UNIVERSAL TRADING & INV. COMPANY v. CREDIT SUISSE (GEURNSEY) LIMITED

United States District Court, Southern District of New York (2012)

Facts

Issue

Holding — Crotty, J.

Rule

Reasoning

Deep Dive: How the Court Reached Its Decision

Personal Jurisdiction

The court first addressed the issue of personal jurisdiction over the defendants, focusing on the plaintiffs' ability to establish sufficient contacts with New York. It noted that under New York law, personal jurisdiction could be based on general jurisdiction or long-arm jurisdiction. The court explained that general jurisdiction requires a foreign party to engage in a continuous and systematic course of doing business in New York, which necessitates a presence that is more than occasional or casual. The plaintiffs failed to demonstrate that the defendants had any offices, employees, or solicited business in New York, focusing instead on the existence of a bank account, which the court deemed insufficient for general jurisdiction. The court concluded that mere maintenance of a bank account in New York did not confer personal jurisdiction over the defendants, especially since the plaintiffs did not show that the defendants engaged in systematic business activities within the state.

Specific Jurisdiction

Turning to specific jurisdiction, the court evaluated whether the plaintiffs' claims arose from the defendants' transacting business in New York. It explained that for specific jurisdiction to apply, there must be an articulable nexus between the defendants' activities in New York and the legal claims being made. The court found that the alleged wire transfers through a New York bank account did not have a sufficient connection to the plaintiffs' claims, as the wrongful conduct occurred years prior to the filing of the complaint. The plaintiffs did not establish that the defendants had purposely availed themselves of the benefits of conducting business in New York in a manner that would justify the exercise of jurisdiction. The court determined that the lack of direct involvement of the defendants in the transactions relevant to the claims further weakened the plaintiffs' argument for specific jurisdiction.

Adequacy of Pleadings

The court then evaluated the adequacy of the pleadings in the plaintiffs' complaint. It highlighted that when alleging fraud, parties must meet a heightened pleading standard, requiring specificity in the allegations made. The court noted that the plaintiffs' allegations were vague and did not provide sufficient factual details regarding the defendants' specific actions or involvement in the purported fraudulent scheme. The court emphasized that allegations based on information and belief alone were inadequate unless they were supported by facts showing a reasonable basis for such belief. Consequently, the court found that the plaintiffs had not met the necessary standard to support their claims, particularly those sounding in fraud, and thus the claims were dismissed for failure to state a valid claim for relief.
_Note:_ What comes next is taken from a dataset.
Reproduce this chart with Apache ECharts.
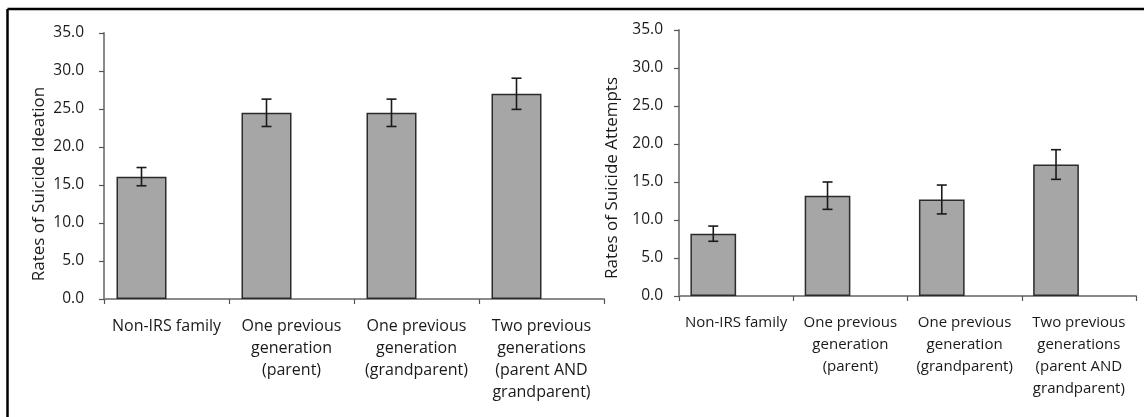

Claims Against Specific Defendants

In further analyzing the claims against specific defendants, the court noted that the plaintiffs had not adequately connected the actions of the individual defendants to the alleged wrongdoing. The court pointed out that the plaintiffs merely presumed the involvement of these individuals without providing concrete allegations that any of them were responsible for the wire transfers or had engaged in business transactions connected to New York. The court required specific factual allegations that would directly link the defendants to the claims being made. Since the plaintiffs failed to provide such details, the court dismissed the claims against the individual defendants as well, reinforcing the need for sufficient factual support in legal pleadings.

Conclusion of Dismissal

Ultimately, the court granted the defendants' motion to dismiss the complaint in its entirety. It ruled that the plaintiffs did not establish personal jurisdiction over Credit Suisse (Guernsey), Credit Suisse Trust, or the individual defendants, as their connections to New York were insufficient. Additionally, the court found that the plaintiffs failed to adequately plead their claims, particularly with respect to the required specificity for fraud allegations. The dismissal highlighted the importance of both jurisdictional requirements and the necessity for plaintiffs to provide detailed and specific factual allegations to support their claims in court. As a result, the plaintiffs' case was dismissed, leaving them with no recourse in this particular forum.